Documents unsealed in O'Bannon v NCAA shed light on situation.

by: Sean Cahill -

We thought that this story was done involving the gaming industry, but documents were unsealed yesterday in the famed O'Bannon v NCAA class-action lawsuit trial.  The documents are a lot to go through, but there are some gems of information that should be shared that specifically show EA Sports tossed around some ideas that would have been worse than what had already been done regarding player likenesses.

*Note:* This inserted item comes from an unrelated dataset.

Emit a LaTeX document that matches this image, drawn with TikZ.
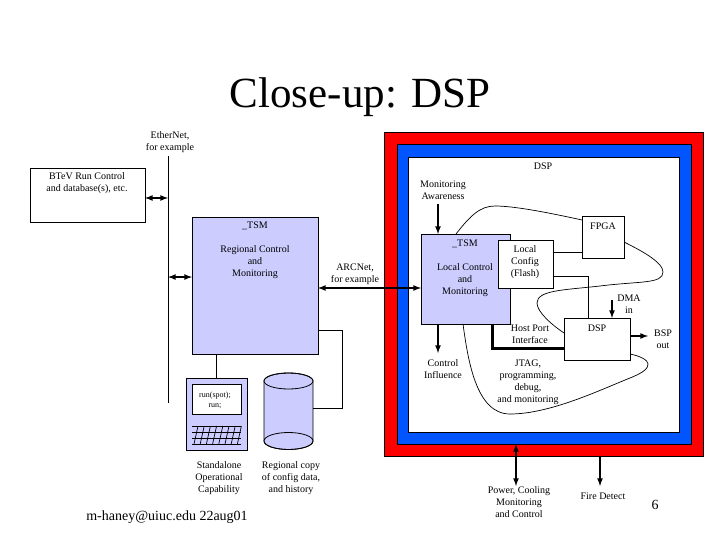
\documentclass[tikz,border=0pt]{standalone}
\usepackage{fontspec}
\setmainfont{Liberation Serif}
\usetikzlibrary{calc,arrows}
\definecolor{tsmfill}{HTML}{CCCCFF}
\definecolor{shellred}{HTML}{FF0000}
\definecolor{shellblue}{HTML}{0055FF}
\tikzset{
    box/.style={draw,line width=.8pt,inner sep=0pt,outer sep=0pt},
    tsm/.style={box,fill=tsmfill},
    lab/.style={align=center,inner sep=0pt,font=\fontsize{10}{12}\selectfont},
    link/.style={line width=1.6pt},
    wire/.style={line width=.7pt},
}
\begin{document}
\begin{tikzpicture}[>=latex,x=1pt,y=-1pt]
    \useasboundingbox (0,0) rectangle (720,540);

    % enclosure
    \node[box,fill=shellred,minimum width=319pt,minimum height=324pt] (red) at (543.5,294) {};
    \node[box,fill=shellblue,minimum width=294pt,minimum height=300pt] (blue) at (544,294) {};
    \node[box,fill=white,minimum width=271pt,minimum height=275pt] (inner) at (543.5,294.5) {};

    % boxes
    \node[box,minimum width=115pt,minimum height=54pt] (btev) at (87.5,195) {};
    \node[tsm,minimum width=126pt,minimum height=137pt] (region) at (255,285.5) {};
    \node[tsm,minimum width=89pt,minimum height=90pt] (local) at (465.5,279) {};
    \node[box,fill=white,minimum width=55pt,minimum height=48pt] (flash) at (525.5,264) {};
    \node[box,minimum width=42pt,minimum height=42pt] (fpga) at (603,237) {};
    \node[box,minimum width=66pt,minimum height=42pt] (dsp) at (597,339) {};

    % terminal
    \node[tsm,minimum width=61pt,minimum height=72pt] (term) at (216.5,414) {};
    \node[box,fill=white,minimum width=49pt,minimum height=30pt] (screen) at (216.5,399) {};
    \coordinate (K1) at (192,426);
    \foreach \y in {0,6,12,18}
        \draw[wire] ($(K1)+(0,\y)$) -- ($(K1)+(49,\y)$);
    \foreach \x in {0,...,7}
        \draw[wire] ($(K1)+(\x*6.2+2,18)$) -- ($(K1)+(\x*6.2+6,0)$);

    % disk
    \coordinate (DT) at (288.5,381);
    \coordinate (DB) at (288.5,441);
    \draw[box,fill=tsmfill] (264,381) -- (264,441) arc[start angle=180,end angle=0,x radius=24.5,y radius=8.5]
        -- (313,381) arc[start angle=0,end angle=-180,x radius=24.5,y radius=8] -- cycle;
    \draw[box] (DT) ellipse[x radius=24.5,y radius=8];
    \draw[box] (DB) ellipse[x radius=24.5,y radius=8.5];
    \coordinate (DR) at (313,408);

    % bus
    \coordinate (BusTop) at (168,156);
    \coordinate (BusEnd) at (168,403);
    \draw[wire] (BusTop) -- (BusEnd);
    \coordinate (E) at ($(BusTop)!.1700!(BusEnd)$);
    \coordinate (F) at ($(BusTop)!.4900!(BusEnd)$);
    \draw[link,<->] (btev.east |- E) -- (E);
    \draw[link,<->] (F) -- (region.west |- F);

    % links out of the regional box
    \coordinate (G) at (318,288);
    \draw[link,<->] (G) -- (local.west |- G);
    \coordinate (H) at (342,330);
    \draw[wire] (region.east |- H) -- (H) -- (H |- DR) -- (DR);
    \coordinate (J) at (216.5,354);
    \draw[wire] (J) -- (term.north);

    % local box, top and bottom
    \coordinate (MonTop) at (438,204);
    \draw[link,->] (MonTop) -- (MonTop |- local.north);
    \coordinate (CtlEnd) at (438,353);
    \draw[link,->] (CtlEnd |- local.south) -- (CtlEnd);
    \coordinate (I) at (492,324);
    \coordinate (IB) at (492,348);
    \draw[line width=3pt] (I) -- (IB) -- (dsp.west |- IB);

    % local wiring
    \coordinate (K) at (553,252);
    \draw[wire] (K) -- (fpga.west |- K);
    \coordinate (L) at (553,276);
    \coordinate (M) at (588,276);
    \draw[wire] (L) -- (M) -- (M |- dsp.north);
    \coordinate (DmaTop) at (612,300);
    \draw[link,->] (DmaTop) -- (DmaTop |- dsp.north);
    \coordinate (BspEnd) at (648,336);
    \draw[link,->] (dsp.east |- BspEnd) -- (BspEnd);

    % curves
    \draw[wire] (456,234) .. controls (470,216) and (480,206) .. (495,206)
        .. controls (515,206) and (550,213) .. (582,220);
    \draw[wire] (624,242) .. controls (640,250) and (663,262) .. (663,272)
        .. controls (663,284) and (640,281) .. (600,286)
        .. controls (565,290) and (537,290) .. (537,303)
        .. controls (537,312) and (552,325) .. (564,333);
    \draw[wire] (463,324) .. controls (468,360) and (476,414) .. (510,414)
        .. controls (550,414) and (600,390) .. (630,378)
        .. controls (645,372) and (648,368) .. (648,364)
        .. controls (648,360) and (640,356) .. (630,354);

    % outside
    \coordinate (PowEnd) at (516,486);
    \draw[link,<->] (PowEnd |- blue.south) -- (PowEnd);
    \coordinate (FireEnd) at (600,486);
    \draw[link,->] (FireEnd |- red.south) -- (FireEnd);

    % texts
    \node[inner sep=0pt,font=\fontsize{43}{48}\selectfont] (title) at (360,97.5) {Close-up: DSP};
    \node[lab] (ethernet) at (170,142) {EtherNet,\\for example};
    \node[lab] (btevtxt) at (87,183) {BTeV Run Control\\and database(s), etc.};
    \node[lab] (regiontsm) at (255,226) {\_TSM};
    \node[lab] (regiontxt) at (255,262) {Regional Control\\and\\Monitoring};
    \node[lab] (arcnet) at (355,274) {ARCNet,\\for example};
    \node[lab] (dsptop) at (543,166) {DSP};
    \node[lab] (aware) at (443,190) {Monitoring\\Awareness};
    \node[lab] (fpgatxt) at (603,226) {FPGA};
    \node[lab] (localtsm) at (465,244) {\_TSM};
    \node[lab] (localtxt) at (465,280) {Local Control\\and\\Monitoring};
    \node[lab] (flashtxt) at (525,262) {Local\\Config\\(Flash)};
    \node[lab] (dma) at (629,304) {DMA\\in};
    \node[lab] (hpi) at (530,334) {Host Port\\Interface};
    \node[lab] (dsptxt) at (597,328) {DSP};
    \node[lab] (bsp) at (663,339) {BSP\\out};
    \node[lab] (control) at (443,369) {Control\\Influence};
    \node[lab] (jtag) at (528,382) {JTAG,\\programming,\\debug,\\and monitoring};
    \node[lab] (power) at (519,502) {Power, Cooling\\Monitoring\\and Control};
    \node[lab] (fire) at (603,496) {Fire Detect};
    \node[lab,font=\fontsize{8}{10}\selectfont] (spot) at (215,400) {run(spot);\\run;};
    \node[lab] (standalone) at (219,478) {Standalone\\Operational\\Capability};
    \node[lab] (copy) at (291,478) {Regional copy\\of config data,\\and history};
    \node[inner sep=0pt,font=\fontsize{14}{16}\selectfont] (footer) at (167,517) {m-haney@uiuc.edu 22aug01};
    \node[inner sep=0pt,font=\fontsize{14}{16}\selectfont] (page) at (655,505) {6};
\end{tikzpicture}
\end{document}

We know that the worst-kept secret in the world was that EA Sports and the NCAA were well aware of actual weights, heights, looks, and appearances of players because they freely admitted it under Oath.  The major piece of information that came out in these documents, however, is that both entities toyed around with the idea of just inserting the rosters anyways. 

Taken from the documents:

Reasons: 1) EA would put into each game all players on the entire roster and they include over 140 Div. I schools in their games; 2) Rosters are embedded within the product/game (hidden, in a way) not on the cover/outside when you buy the product; and 3) this would wipe out 3rd party infringers — better to have schools/conferences and the NCAA control this.

So, going back as far as to NCAA Football 2002, which was the first title on the Playstation 2, it was entirely possible that one change of decision making could have resulted in having the full roster, exactly as they would have appeared in programs at stadiums, being included in the games, which is a gigantic violation of NCAA by-laws, though now we're realizing that those by-laws only seem to matter to the NCAA when they aren't a part of it and, yes, that is a completely fair assessment, judging on these documents.

Eventually, however, the two entities opted not to put the rosters in and, thus, made the franchise with positions and numbers, but allowed people to edit the rosters as they saw fit.  Likenesses were already well in place and all that truly needed to be done was change the name.  No question about it.